Faculty suggests that the primary cause of the increased length and complexity has been ever greater prescriptiveness. "The length of the rules is not necessarily a difficulty in itself… that the rules should be easy to navigate and understand is more important", it observes.

"We do not take the view that prescriptiveness is always a difficulty, nor do we take the view that it is always desirable. In some areas, prescriptive rules will allow precise applications to be made (and defective decisions in those areas to be challenged more effectively). In other areas… balancing numerous factors cannot be done satisfactorily within highly prescribed rules: a more holistic approach is required that a prescriptive system does not allow."

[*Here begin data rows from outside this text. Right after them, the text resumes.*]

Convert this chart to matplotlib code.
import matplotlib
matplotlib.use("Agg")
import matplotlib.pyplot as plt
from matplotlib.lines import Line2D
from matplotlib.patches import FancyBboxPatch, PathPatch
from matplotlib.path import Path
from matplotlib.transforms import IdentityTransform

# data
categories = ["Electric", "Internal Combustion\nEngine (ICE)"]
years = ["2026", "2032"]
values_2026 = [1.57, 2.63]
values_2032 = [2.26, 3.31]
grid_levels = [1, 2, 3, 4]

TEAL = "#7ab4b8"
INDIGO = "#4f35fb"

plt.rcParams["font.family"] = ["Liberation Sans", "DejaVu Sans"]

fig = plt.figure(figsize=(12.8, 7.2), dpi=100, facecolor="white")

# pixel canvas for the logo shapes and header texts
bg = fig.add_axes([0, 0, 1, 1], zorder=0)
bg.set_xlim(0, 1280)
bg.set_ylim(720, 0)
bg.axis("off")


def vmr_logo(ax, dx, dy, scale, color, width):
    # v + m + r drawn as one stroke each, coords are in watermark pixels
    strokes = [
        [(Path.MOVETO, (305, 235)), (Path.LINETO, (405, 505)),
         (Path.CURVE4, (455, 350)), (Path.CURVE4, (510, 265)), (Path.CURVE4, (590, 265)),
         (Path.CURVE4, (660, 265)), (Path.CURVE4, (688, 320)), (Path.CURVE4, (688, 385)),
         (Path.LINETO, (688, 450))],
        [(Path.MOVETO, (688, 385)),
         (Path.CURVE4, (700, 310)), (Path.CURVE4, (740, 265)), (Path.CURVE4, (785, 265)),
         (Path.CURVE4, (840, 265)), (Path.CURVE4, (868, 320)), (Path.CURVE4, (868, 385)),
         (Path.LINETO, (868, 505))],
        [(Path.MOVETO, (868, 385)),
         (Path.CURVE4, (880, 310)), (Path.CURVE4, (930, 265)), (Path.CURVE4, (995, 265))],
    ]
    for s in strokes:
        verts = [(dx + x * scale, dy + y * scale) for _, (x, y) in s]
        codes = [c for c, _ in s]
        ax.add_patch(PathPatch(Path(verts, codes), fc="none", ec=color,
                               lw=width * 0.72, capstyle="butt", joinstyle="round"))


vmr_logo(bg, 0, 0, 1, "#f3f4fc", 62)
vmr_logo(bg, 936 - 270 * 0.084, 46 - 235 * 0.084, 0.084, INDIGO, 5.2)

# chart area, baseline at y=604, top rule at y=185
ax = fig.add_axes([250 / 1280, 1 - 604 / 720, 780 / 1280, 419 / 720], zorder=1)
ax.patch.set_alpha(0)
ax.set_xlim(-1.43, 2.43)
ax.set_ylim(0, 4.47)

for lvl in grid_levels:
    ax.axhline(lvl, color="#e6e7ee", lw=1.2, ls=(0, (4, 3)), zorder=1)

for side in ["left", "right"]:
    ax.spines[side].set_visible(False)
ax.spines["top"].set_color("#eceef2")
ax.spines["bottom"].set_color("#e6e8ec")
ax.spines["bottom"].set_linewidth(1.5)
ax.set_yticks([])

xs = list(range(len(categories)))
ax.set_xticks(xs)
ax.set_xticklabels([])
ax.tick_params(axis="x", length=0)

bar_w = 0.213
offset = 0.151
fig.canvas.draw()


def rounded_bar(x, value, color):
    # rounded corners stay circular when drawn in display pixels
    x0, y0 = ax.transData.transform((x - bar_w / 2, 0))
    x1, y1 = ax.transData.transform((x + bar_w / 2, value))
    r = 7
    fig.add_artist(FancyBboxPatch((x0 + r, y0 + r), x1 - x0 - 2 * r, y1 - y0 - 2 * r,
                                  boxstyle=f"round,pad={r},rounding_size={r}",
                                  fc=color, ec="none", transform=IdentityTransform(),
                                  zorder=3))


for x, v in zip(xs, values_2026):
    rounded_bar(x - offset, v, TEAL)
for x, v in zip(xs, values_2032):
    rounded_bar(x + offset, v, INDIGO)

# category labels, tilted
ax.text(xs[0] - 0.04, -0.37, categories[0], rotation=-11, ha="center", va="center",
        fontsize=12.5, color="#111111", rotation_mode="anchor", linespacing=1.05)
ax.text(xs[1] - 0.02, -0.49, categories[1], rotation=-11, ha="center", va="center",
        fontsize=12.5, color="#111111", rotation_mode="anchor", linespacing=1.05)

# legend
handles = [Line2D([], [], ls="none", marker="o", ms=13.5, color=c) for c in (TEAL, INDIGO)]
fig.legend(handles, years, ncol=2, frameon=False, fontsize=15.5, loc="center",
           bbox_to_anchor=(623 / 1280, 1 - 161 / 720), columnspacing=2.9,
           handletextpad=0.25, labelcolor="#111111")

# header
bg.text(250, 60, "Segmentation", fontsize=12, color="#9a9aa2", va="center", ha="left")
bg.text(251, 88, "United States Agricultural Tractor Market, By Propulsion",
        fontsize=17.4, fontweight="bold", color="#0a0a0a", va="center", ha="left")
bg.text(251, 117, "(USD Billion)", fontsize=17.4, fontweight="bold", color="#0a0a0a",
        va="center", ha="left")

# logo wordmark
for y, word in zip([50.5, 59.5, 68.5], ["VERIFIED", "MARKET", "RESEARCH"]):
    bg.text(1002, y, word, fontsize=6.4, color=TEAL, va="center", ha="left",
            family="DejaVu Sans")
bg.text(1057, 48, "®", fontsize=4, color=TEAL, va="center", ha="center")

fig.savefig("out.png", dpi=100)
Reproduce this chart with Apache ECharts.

However it comments: "The Faculty is concerned that the likely cost of the comprehensive redrafting that it supports may not be adequately set out in the impact assessment. The current state of the law is either a result of a lack of resources or of misplaced effort. In either event, a substantial reorganisation is likely to be required to put new rules in place and maintain a consistent regime… we are not convinced that the proposed review committee of unpaid volunteers will be an adequate mechanism with which to secure the necessary outcomes."

Faculty also believes that the current state of the law might not meet the requirements of the European Convention on Human Rights, involving reputational risk for the UK. The law has to be accessible and precise, but Faculty "has concerns whether either of the requirements of lawfulness is met": "In particular, there must be a risk that the matrix of statute, statutory instrument, immigration rule, guidance and instruction does not satisfy the requirement for legality that pervades all justifications for interference with fundamental rights protected by the European Convention on Human Rights".

It adds: "We consider that this is a powerful consideration in favour of the comprehensive redrafting proposed and a significant non-monetary benefit of the proposal."

A prescriptive approach does not work well, Faculty states, when it comes to considering an immigrant's article 8 rights, which requires "a more holistic approach". More generally, it supports the idea of more discretion for decision makers, as a way of preventing inefficiencies and miscarriages of justice.